If this story is true - and there is much evidence to suggest that it is - then it shows that some Jews at least learnt the lesson of their own history, and were more concerned for their own integrity than teaching their mortal enemies a lesson.

Interestingly, in the story of Esther each instance where a decision about revenge is to made the individual making it - Ahasueras, Haman or Mordechai (1:16-22; 3:9; 5:14; 9:14) seek confirmation from some outside source - the king's adviser's, Haman's wife or Ahasueras himself. Even the most devious of politicians seek some outside authority - some wise man or adviser - to justify their deeds.

If all this were confined to a Biblical story, this would be a mere abstract discussion. But the fact that it is Biblical ensures that its impact reaches across the generations, with different people learning different lessons from it. In his book Jewish Renewal for example, the contemporary thinker, Michael Lerner observes that since 1994, Purim has taken on a far more ominous meaning.
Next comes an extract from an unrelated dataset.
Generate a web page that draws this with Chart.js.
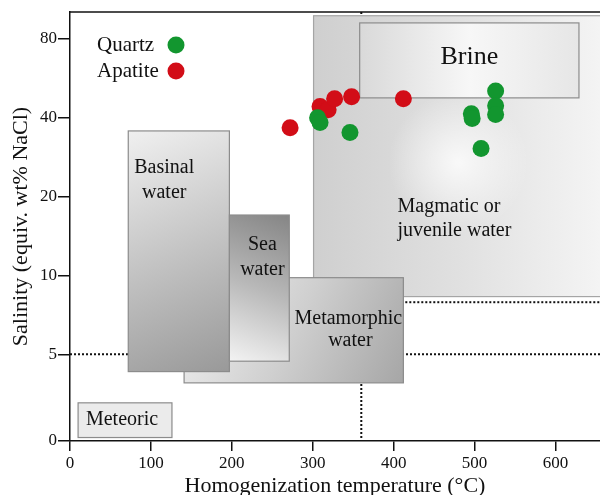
<!DOCTYPE html>
<html>
<head>
<meta charset="utf-8">
<script src="https://cdn.jsdelivr.net/npm/chart.js@4.4.0/dist/chart.umd.min.js"></script>
<style>
  html, body { margin: 0; padding: 0; background: #fff; overflow: hidden; }
  canvas { display: block; }
</style>
</head>
<body>
<canvas id="chart" width="600" height="495"></canvas>
<script>
// fluid inclusion data (temp in C, salinity in wt% NaCl)
const quartzTemp = [306, 309, 346, 496, 497, 526, 526, 526, 508];
const quartzSal = [40.0, 38.3, 35.1, 41.4, 39.7, 50.6, 44.4, 41.1, 30.5];
const apatiteTemp = [272, 309, 319, 327, 348, 412];
const apatiteSal = [36.6, 44.1, 42.9, 47.2, 48.1, 47.2];

// fluid source fields
const fieldNames = ['Magmatic', 'Brine', 'Metamorphic', 'Basinal', 'Sea', 'Meteoric'];
const fieldTmin = [301, 358, 141, 72, 197, 10];
const fieldTmax = [700, 629, 412, 197, 271, 126];
const fieldSmin = [8.3, 47.6, 3.35, 4.0, 4.6, 0.2];
const fieldSmax = [98, 92, 9.8, 35.6, 17, 2.2];

// dotted guide lines
const guideTemp = [360];
const guideSal = [5, 7.9];
const guideSalFrom = [0, 360];

const tempTicks = [0, 100, 200, 300, 400, 500, 600];
const salTicks = [0, 5, 10, 20, 40, 80];

const serif = "'Liberation Serif', 'Times New Roman', serif";

// salinity axis is linear up to 5 then doubles every step
function lvl(s) {
  return s <= 5 ? s / 5 * 1.1 : 1.1 + Math.log2(s / 5);
}

const look = {
  Magmatic: { dir: 'h', stops: ['#cfcfcf', '#e0e0e0', '#f4f4f4'], edge: '#a5a5a5' },
  Brine: { dir: 'h', stops: ['#d9d9d9', '#f7f7f7', '#e6e6e6'], edge: '#8c8c8c' },
  Metamorphic: { dir: 'd', stops: ['#f2f2f2', '#cfcfcf', '#a6a6a6'], edge: '#8c8c8c' },
  Basinal: { dir: 'd', stops: ['#f0f0f0', '#c4c4c4', '#999999'], edge: '#8c8c8c' },
  Sea: { dir: 'u', stops: ['#f3f3f3', '#b8b8b8', '#858585'], edge: '#8c8c8c' },
  Meteoric: { dir: 'h', stops: ['#ebebeb', '#ebebeb', '#ebebeb'], edge: '#8c8c8c' }
};

// text inside each field, placed from the field's pixel box
const labels = {
  Magmatic: { size: 20, align: 'left', at: r => [[r.l + 84, r.t + 191], [r.l + 84, r.t + 215]], text: ['Magmatic or', 'juvenile water'] },
  Brine: { size: 26, align: 'center', at: r => [[(r.l + r.r) / 2, r.t + 34]], text: ['Brine'] },
  Metamorphic: { size: 20, align: 'center', at: r => [[r.r - 55, r.t + 41], [r.r - 53, r.t + 63]], text: ['Metamorphic', 'water'] },
  Basinal: { size: 20, align: 'center', at: r => [[r.l + 36, r.t + 37], [r.l + 36, r.t + 62]], text: ['Basinal', 'water'] },
  Sea: { size: 20, align: 'center', at: r => [[(r.l + r.r) / 2 + 3, r.t + 30], [(r.l + r.r) / 2 + 3, r.t + 55]], text: ['Sea', 'water'] },
  Meteoric: { size: 20, align: 'center', at: r => [[(r.l + r.r) / 2 - 3, (r.t + r.b) / 2]], text: ['Meteoric'] }
};

const fieldPlugin = {
  id: 'fields',
  beforeDatasetsDraw(chart) {
    const { ctx, chartArea: a, scales: { x, y } } = chart;
    ctx.save();
    ctx.beginPath();
    ctx.rect(a.left, a.top - 1, a.right - a.left, a.bottom - a.top + 1);
    ctx.clip();

    // dotted guides behind everything
    ctx.setLineDash([2, 2]);
    ctx.lineWidth = 2;
    ctx.strokeStyle = '#111';
    guideTemp.forEach(t => {
      const px = x.getPixelForValue(t);
      ctx.beginPath(); ctx.moveTo(px, a.top); ctx.lineTo(px, a.bottom); ctx.stroke();
    });
    guideSal.forEach((s, i) => {
      const py = y.getPixelForValue(lvl(s));
      ctx.beginPath(); ctx.moveTo(x.getPixelForValue(guideSalFrom[i]), py); ctx.lineTo(a.right, py); ctx.stroke();
    });
    ctx.setLineDash([]);

    fieldNames.forEach((name, i) => {
      const r = {
        l: x.getPixelForValue(fieldTmin[i]), r: x.getPixelForValue(fieldTmax[i]),
        t: y.getPixelForValue(lvl(fieldSmax[i])), b: y.getPixelForValue(lvl(fieldSmin[i]))
      };
      const st = look[name];
      let g;
      if (st.dir === 'h') g = ctx.createLinearGradient(r.l, 0, Math.min(r.r, a.right), 0);
      else if (st.dir === 'd') g = ctx.createLinearGradient(r.l, r.t, r.r, r.b);
      else g = ctx.createLinearGradient(r.l, r.b, r.r, r.t);
      st.stops.forEach((c, k) => g.addColorStop(k / (st.stops.length - 1), c));
      ctx.fillStyle = g;
      ctx.fillRect(r.l, r.t, r.r - r.l, r.b - r.t);
      if (name === 'Magmatic') {
        // soft highlight in the middle of the field
        const cx = x.getPixelForValue(480), cy = y.getPixelForValue(lvl(27));
        const rg = ctx.createRadialGradient(cx, cy, 0, cx, cy, 70);
        rg.addColorStop(0, 'rgba(255,255,255,0.8)');
        rg.addColorStop(1, 'rgba(255,255,255,0)');
        ctx.fillStyle = rg;
        ctx.fillRect(r.l, r.t, r.r - r.l, r.b - r.t);
      }
      ctx.lineWidth = 1.2;
      ctx.strokeStyle = st.edge;
      ctx.strokeRect(r.l, r.t, r.r - r.l, r.b - r.t);

      const lb = labels[name];
      ctx.fillStyle = '#111';
      ctx.font = lb.size + 'px ' + serif;
      ctx.textAlign = lb.align;
      ctx.textBaseline = 'middle';
      lb.at(r).forEach((p, k) => ctx.fillText(lb.text[k], p[0], p[1]));
    });
    ctx.restore();
  },
  afterDraw(chart) {
    const { ctx, chartArea: a } = chart;
    ctx.save();
    // top frame line
    ctx.strokeStyle = '#111';
    ctx.lineWidth = 1.5;
    ctx.beginPath(); ctx.moveTo(a.left, a.top); ctx.lineTo(a.right, a.top); ctx.stroke();

    // legend: name then dot
    chart.data.datasets.forEach((ds, i) => {
      const yy = a.top + 33 + i * 26;
      ctx.font = '21px ' + serif;
      ctx.fillStyle = '#111';
      ctx.textAlign = 'left';
      ctx.textBaseline = 'middle';
      ctx.fillText(ds.label, a.left + 27, yy);
      ctx.beginPath();
      ctx.arc(a.left + 106, yy, 8.5, 0, Math.PI * 2);
      ctx.fillStyle = ds.backgroundColor;
      ctx.fill();
    });
    ctx.restore();
  }
};

const ctx = document.getElementById('chart').getContext('2d');
new Chart(ctx, {
  type: 'scatter',
  data: {
    datasets: [
      {
        label: 'Quartz',
        data: quartzTemp.map((t, i) => ({ x: t, y: lvl(quartzSal[i]) })),
        backgroundColor: '#12962f',
        pointRadius: 8.5,
        borderWidth: 0
      },
      {
        label: 'Apatite',
        data: apatiteTemp.map((t, i) => ({ x: t, y: lvl(apatiteSal[i]) })),
        backgroundColor: '#d20d17',
        pointRadius: 8.5,
        borderWidth: 0
      }
    ]
  },
  options: {
    responsive: false,
    animation: false,
    layout: { autoPadding: false, padding: { top: 12, right: 0, left: 0, bottom: 0 } },
    plugins: { legend: { display: false }, tooltip: { enabled: false } },
    scales: {
      x: {
        type: 'linear',
        min: 0,
        max: 655,
        afterBuildTicks: s => { s.ticks = tempTicks.map(v => ({ value: v })); },
        afterFit: s => { s.height = 54; s.paddingRight = 0; s.paddingLeft = 0; },
        grid: { drawOnChartArea: false, drawTicks: true, tickLength: 10, tickColor: '#111', lineWidth: 1.5 },
        border: { color: '#111', width: 1.5 },
        ticks: { color: '#111', font: { family: serif, size: 17 }, padding: 2, maxRotation: 0 },
        title: { display: true, text: 'Homogenization temperature (\u00B0C)', color: '#111', font: { family: serif, size: 22, lineHeight: 1 }, padding: { top: 0, bottom: -2 } }
      },
      y: {
        type: 'linear',
        min: 0,
        max: 5.44,
        afterBuildTicks: s => { s.ticks = salTicks.map(v => ({ value: lvl(v) })); },
        afterFit: s => { s.width = 70; s.paddingTop = 0; s.paddingBottom = 0; },
        grid: { drawOnChartArea: false, drawTicks: true, tickLength: 12, tickColor: '#111', lineWidth: 1.5 },
        border: { color: '#111', width: 1.5 },
        ticks: { color: '#111', font: { family: serif, size: 17 }, padding: 1, callback: (v, i) => salTicks[i] },
        title: { display: true, text: 'Salinity (equiv. wt% NaCl)', color: '#111', font: { family: serif, size: 22, lineHeight: 1 }, padding: { top: 10, bottom: 0 } }
      }
    }
  },
  plugins: [fieldPlugin]
});
</script>
</body>
</html>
On that Purim, Dr Baruch Goldstein entered the mosque inside the cave of Machpela and gunned down 29 praying Moslems. Noting that the extremists who supported this act quoted precisely the passages about Amalek and chapter 9 of the scroll of Esther, he observes that the Biblical passage "does not order the blotting out of Amalek but only the memory of Amalek. And where does that memory live? Precisely in our tendency to act out on others what was done to us... Torah seeks to make the unconscious conscious by instructing us to remember what happened to us so we don't act it out unconsciously. The point of remembering is to disentangle us from the pain and thus to ‘blot out the memory.' The memory remains with us as long as it is unconsciously shaping our actions."

Professor Lerner's psychological analysis of revenge powerfully echoes those of Rambam (Sefer HaMitzvot) who emphasizes that the "remembering" is to be expressed in words, and the "not forgetting" in the heart. Rabbi Shimson Raphael Hirsch, too, in his comments on the Amalek passages in the Bible, interprets the remembering of Amalek as meaning never repeating his cruelty.
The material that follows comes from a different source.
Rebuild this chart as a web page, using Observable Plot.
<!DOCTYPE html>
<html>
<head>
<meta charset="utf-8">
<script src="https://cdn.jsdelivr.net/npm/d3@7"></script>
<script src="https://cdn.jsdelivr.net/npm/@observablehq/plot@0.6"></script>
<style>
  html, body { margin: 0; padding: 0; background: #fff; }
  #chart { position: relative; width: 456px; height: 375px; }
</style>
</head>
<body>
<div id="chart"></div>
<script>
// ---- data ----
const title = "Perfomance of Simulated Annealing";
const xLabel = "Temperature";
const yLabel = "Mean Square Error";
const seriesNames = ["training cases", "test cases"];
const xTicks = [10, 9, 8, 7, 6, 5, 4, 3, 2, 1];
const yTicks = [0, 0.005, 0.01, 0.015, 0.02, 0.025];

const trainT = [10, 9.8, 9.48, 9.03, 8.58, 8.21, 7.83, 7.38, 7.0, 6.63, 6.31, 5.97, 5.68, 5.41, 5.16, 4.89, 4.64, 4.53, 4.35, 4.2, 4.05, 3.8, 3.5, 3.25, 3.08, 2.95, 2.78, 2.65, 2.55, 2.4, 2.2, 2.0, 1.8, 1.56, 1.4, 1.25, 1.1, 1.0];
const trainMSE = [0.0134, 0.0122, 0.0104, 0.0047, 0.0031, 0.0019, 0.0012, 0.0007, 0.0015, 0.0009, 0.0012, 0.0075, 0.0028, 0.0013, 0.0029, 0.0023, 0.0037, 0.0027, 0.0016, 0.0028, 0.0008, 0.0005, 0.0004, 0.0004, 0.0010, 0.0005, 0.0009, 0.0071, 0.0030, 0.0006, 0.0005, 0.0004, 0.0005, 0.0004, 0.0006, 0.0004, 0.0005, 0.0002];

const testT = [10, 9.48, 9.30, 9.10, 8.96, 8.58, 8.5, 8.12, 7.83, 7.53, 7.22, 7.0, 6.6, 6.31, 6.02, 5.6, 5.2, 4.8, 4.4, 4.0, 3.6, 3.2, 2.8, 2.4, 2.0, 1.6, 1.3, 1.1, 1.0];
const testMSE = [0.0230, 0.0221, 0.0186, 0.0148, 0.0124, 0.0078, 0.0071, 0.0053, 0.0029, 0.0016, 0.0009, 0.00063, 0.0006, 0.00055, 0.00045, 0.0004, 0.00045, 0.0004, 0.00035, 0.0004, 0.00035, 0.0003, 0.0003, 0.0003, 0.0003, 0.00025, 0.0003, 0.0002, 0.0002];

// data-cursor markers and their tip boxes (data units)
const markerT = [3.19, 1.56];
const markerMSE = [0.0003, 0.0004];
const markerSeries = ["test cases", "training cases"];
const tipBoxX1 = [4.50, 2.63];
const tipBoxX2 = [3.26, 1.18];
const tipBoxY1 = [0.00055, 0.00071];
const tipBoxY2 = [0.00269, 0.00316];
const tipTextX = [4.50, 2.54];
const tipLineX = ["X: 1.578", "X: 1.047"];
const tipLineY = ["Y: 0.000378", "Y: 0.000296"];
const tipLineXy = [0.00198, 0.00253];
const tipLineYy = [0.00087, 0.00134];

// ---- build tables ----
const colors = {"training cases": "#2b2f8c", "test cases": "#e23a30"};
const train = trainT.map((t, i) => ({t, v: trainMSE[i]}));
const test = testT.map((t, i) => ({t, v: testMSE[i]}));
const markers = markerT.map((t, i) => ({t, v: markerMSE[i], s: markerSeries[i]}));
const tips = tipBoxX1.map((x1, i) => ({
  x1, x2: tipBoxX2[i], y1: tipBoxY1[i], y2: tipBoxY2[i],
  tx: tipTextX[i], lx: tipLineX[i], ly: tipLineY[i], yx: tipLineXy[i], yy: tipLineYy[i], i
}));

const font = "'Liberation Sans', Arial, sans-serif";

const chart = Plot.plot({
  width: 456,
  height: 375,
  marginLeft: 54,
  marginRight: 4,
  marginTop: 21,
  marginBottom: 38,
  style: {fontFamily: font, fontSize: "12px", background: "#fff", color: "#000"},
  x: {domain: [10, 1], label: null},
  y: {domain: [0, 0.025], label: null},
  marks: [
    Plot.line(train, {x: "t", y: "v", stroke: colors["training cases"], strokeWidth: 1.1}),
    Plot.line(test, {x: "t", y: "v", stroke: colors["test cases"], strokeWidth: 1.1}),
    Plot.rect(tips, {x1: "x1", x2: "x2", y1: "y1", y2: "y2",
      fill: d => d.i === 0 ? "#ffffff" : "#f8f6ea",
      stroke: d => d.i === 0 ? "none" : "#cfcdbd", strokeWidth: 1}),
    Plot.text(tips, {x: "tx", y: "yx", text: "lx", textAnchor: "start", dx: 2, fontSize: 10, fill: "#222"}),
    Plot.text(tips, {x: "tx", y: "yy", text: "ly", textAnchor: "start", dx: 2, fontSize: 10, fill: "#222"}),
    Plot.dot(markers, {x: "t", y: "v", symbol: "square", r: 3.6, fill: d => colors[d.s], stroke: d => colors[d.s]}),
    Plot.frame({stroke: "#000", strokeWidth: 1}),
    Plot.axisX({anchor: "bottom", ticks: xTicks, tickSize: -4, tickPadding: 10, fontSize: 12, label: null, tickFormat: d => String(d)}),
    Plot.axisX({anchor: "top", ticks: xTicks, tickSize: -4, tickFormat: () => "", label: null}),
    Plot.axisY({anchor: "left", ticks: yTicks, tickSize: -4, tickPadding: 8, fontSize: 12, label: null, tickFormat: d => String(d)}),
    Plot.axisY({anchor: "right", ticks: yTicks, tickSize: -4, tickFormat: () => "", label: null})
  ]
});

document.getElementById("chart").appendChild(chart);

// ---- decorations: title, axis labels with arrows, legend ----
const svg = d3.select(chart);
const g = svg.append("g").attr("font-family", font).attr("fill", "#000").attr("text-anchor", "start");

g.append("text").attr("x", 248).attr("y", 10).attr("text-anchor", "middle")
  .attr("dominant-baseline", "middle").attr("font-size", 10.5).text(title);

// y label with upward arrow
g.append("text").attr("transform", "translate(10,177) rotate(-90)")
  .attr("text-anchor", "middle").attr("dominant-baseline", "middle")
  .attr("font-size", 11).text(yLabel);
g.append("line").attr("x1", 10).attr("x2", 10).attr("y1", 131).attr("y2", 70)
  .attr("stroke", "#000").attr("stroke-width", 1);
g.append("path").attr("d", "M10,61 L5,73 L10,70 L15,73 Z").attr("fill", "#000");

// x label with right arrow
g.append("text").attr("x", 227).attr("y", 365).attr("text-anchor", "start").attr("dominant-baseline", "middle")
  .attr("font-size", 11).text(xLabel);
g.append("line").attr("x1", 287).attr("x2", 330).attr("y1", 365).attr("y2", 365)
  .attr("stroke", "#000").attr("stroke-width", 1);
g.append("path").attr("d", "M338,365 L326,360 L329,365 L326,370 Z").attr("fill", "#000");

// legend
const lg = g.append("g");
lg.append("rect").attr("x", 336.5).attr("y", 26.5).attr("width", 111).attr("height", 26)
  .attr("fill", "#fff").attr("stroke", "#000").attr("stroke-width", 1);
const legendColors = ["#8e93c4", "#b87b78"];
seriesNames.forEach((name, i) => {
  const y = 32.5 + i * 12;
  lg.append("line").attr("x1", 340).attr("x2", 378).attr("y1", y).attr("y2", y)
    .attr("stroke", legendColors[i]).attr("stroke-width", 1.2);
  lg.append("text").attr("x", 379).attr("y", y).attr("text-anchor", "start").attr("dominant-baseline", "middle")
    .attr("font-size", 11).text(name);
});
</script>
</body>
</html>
The tension between these interpretations and day-to-day realities, especially in Israel, help explain why the late Professor Nehama Leibowitz, the great Bible pedagogue, was able to say of Amalek, that it was "the most difficult passage in the Bible. And woe to the teacher whose students do not read this passage in trepidation!"
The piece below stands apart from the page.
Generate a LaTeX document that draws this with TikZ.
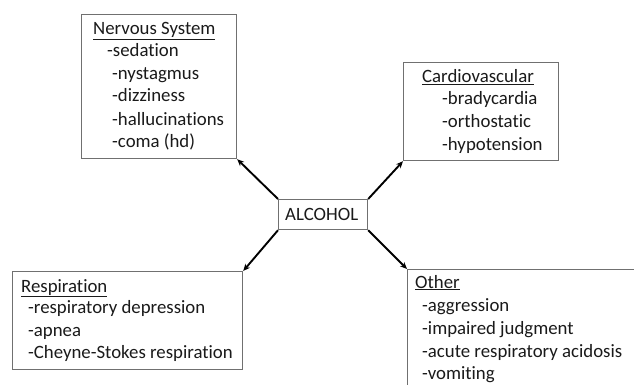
\documentclass[tikz,border=0pt]{standalone}
\usepackage{fontspec}
\setmainfont[Ligatures=NoCommon]{Carlito}
\usetikzlibrary{arrows.meta}
\definecolor{txt}{HTML}{1A1A1A}
\definecolor{frame}{HTML}{707070}
\tikzset{
  box/.style={draw=frame, line width=1.2pt, rectangle, inner sep=0pt, anchor=north west},
  lbl/.style={anchor=base west, inner sep=0pt, text=txt, font=\fontsize{18.8}{22}\selectfont},
  conn/.style={line width=1.9pt, -{Stealth[length=7pt,width=6pt]}}
}
\begin{document}
\begin{tikzpicture}[x=1pt,y=-1pt]
\useasboundingbox (0,0) rectangle (634,385);
\clip (0,0) rectangle (634,385);
\fill[white] (0,0) rectangle (634,385);
% boxes
\node[box, minimum width=155pt, minimum height=144pt] (nerv) at (81,14) {};
\node[box, minimum width=155pt, minimum height=98pt] (card) at (403,62) {};
\node[box, minimum width=89pt, minimum height=30pt] (alc) at (278,199) {};
\node[box, minimum width=230pt, minimum height=98pt] (resp) at (12,271) {};
\node[box, minimum width=240pt, minimum height=130pt] (oth) at (407,269) {};
% texts
\node[lbl] (t1) at (93,35) {\underline{Nervous System}};
\node[lbl] (t2) at (107,57) {-sedation};
\node[lbl] (t3) at (112,80) {-nystagmus};
\node[lbl] (t4) at (112,102) {-dizziness};
\node[lbl] (t5) at (112,125) {-hallucinations};
\node[lbl] (t6) at (112,147) {-coma (hd)};
\node[lbl] (c1) at (422,83) {\underline{Cardiovascular}};
\node[lbl] (c2) at (442,105) {-bradycardia};
\node[lbl] (c3) at (442,128) {-orthostatic};
\node[lbl] (c4) at (442,150) {-hypotension};
\node[lbl] (a1) at (285,220) {ALCOHOL};
\node[lbl] (r1) at (21,292) {\underline{Respiration}};
\node[lbl] (r2) at (28,313) {-respiratory depression};
\node[lbl] (r3) at (28,336) {-apnea};
\node[lbl] (r4) at (28,358) {-Cheyne-Stokes respiration};
\node[lbl] (o1) at (415,288) {\underline{Other}};
\node[lbl] (o2) at (422,311) {-aggression};
\node[lbl] (o3) at (422,334) {-impaired judgment};
\node[lbl] (o4) at (422,357) {-acute respiratory acidosis};
\node[lbl] (o5) at (422,379) {-vomiting};
% connectors
\draw[conn] (alc.north west) -- (nerv.south east);
\draw[conn] (alc.north east) -- (card.south west);
\draw[conn] (alc.south west) -- (resp.north east);
\draw[conn] (alc.south east) -- (oth.north west);
\end{tikzpicture}
\end{document}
The Megilah appears to show a sharp distinction between fate and eternal recurrence and free will. While much of our lives are determined by forces outside our control, it suggests that we are just as capable of exercising free choice, if we wish to do so.

The Mei Marom (Rabbi Yaacov Moshe Harlap) observes that the Megilah demonstrates that ultimately there is no difference between these forces, and that what appears to be fate and chance is in fact divine providence, even if its roots are as hidden and inscrutable as the laws that govern human love and hatred.

Mordechai Beck, an artist and writer, lives in Jerusalem

 

The Indwelling of the Divine Presence Reflects Human Attitudes Towards God

One man used to say: When our love was strong, we could lie together on the edge of a sword; now that the love between us has weakened, a bed 60 cubits wide is insufficient for us. Rav Huna said: This idea is found in Scripture. In the beginning it is written, I will arrange My meetings with you there, and I will speak with you from atop the ark cover (Shemot 25), and we learned that the Ark was nine handbreadths, and the cover one handbreadth, making a total of ten, but [later] it is written, And the house which king Solomon built for the Lord, the length thereof (was) sixty cubits, and the breadth thereof twenty cubits, and the height thereof thirty cubits (I Kings 6). And in the end it is written, So says the Lord, "The heavens are My throne, and the earth is My footstool; which is the house that you will build for Me, etc.? (Isaiah 66).

(Sanhedrin 7a)

 

To raise up an eternal lamp

This terminology for the lighting of the lamp appears in the Bible only in reference to the service of the menorah. The language is precise, for the mitzva is to light the wick "until the fire burns on its own" (Shabbat 21), meaning: The task of the Torah teacher is to make himself superfluous! The priest should not place the laity in a status of perpetual dependency upon him. From this we hear a warning to teachers and student to practice mutual patience and forbearance.

(Rabbi S. R. Hirsch on Shemot 27:21)

 

Or [leather] and Or [light], Clothing and Culture: Make Holy Clothing

Clothing is not only protection against cold, is not only decoration, it is the first and essential distinguishing factor of human society; it is - in man's moral sensitivity - man's superiority over the beast. The rank and honor of man are recognized by the signs attached to his clothes. Clothing is an expression of respect for Man. The priests were given special clothing, for dignity and adornment.

...In His glory, God gave man and his wife garments and dressed them. Thus we are told that a garment is not only a consensual convention; it is an addition to the act of creation, a kind of second skin given man, a more noble sort of physicality. How beautiful is Rabbi Meir's teaching comparing man to his Creator: "Garments of light - [The Hebrew for "skin" sounds very much like the Hebrew for "light"] - for in reference to The Holy One, Blessed Be He, it is written: He wraps Himself in light as in a garment (Psalms 104:2)" (Bereishit Rabbah, 20:29).

(From Benno Jacob's commentary on Bereishit, quoted by Nehama Leibowitz, z"l)

 

Rava asked: Which takes precedence, reading the Megillah or [burying a] meit mitzvah [a deserted corpse]? Does reading the Megillah take precedence because it involves the publicizing of the miracle, or does meit mitzvah take precedence because of [concern for] human dignity?

After asking the question, he answered it himself: Meit mitzvah takes precedence, for the sage said: Great is human dignity which overrides a Torah prohibition.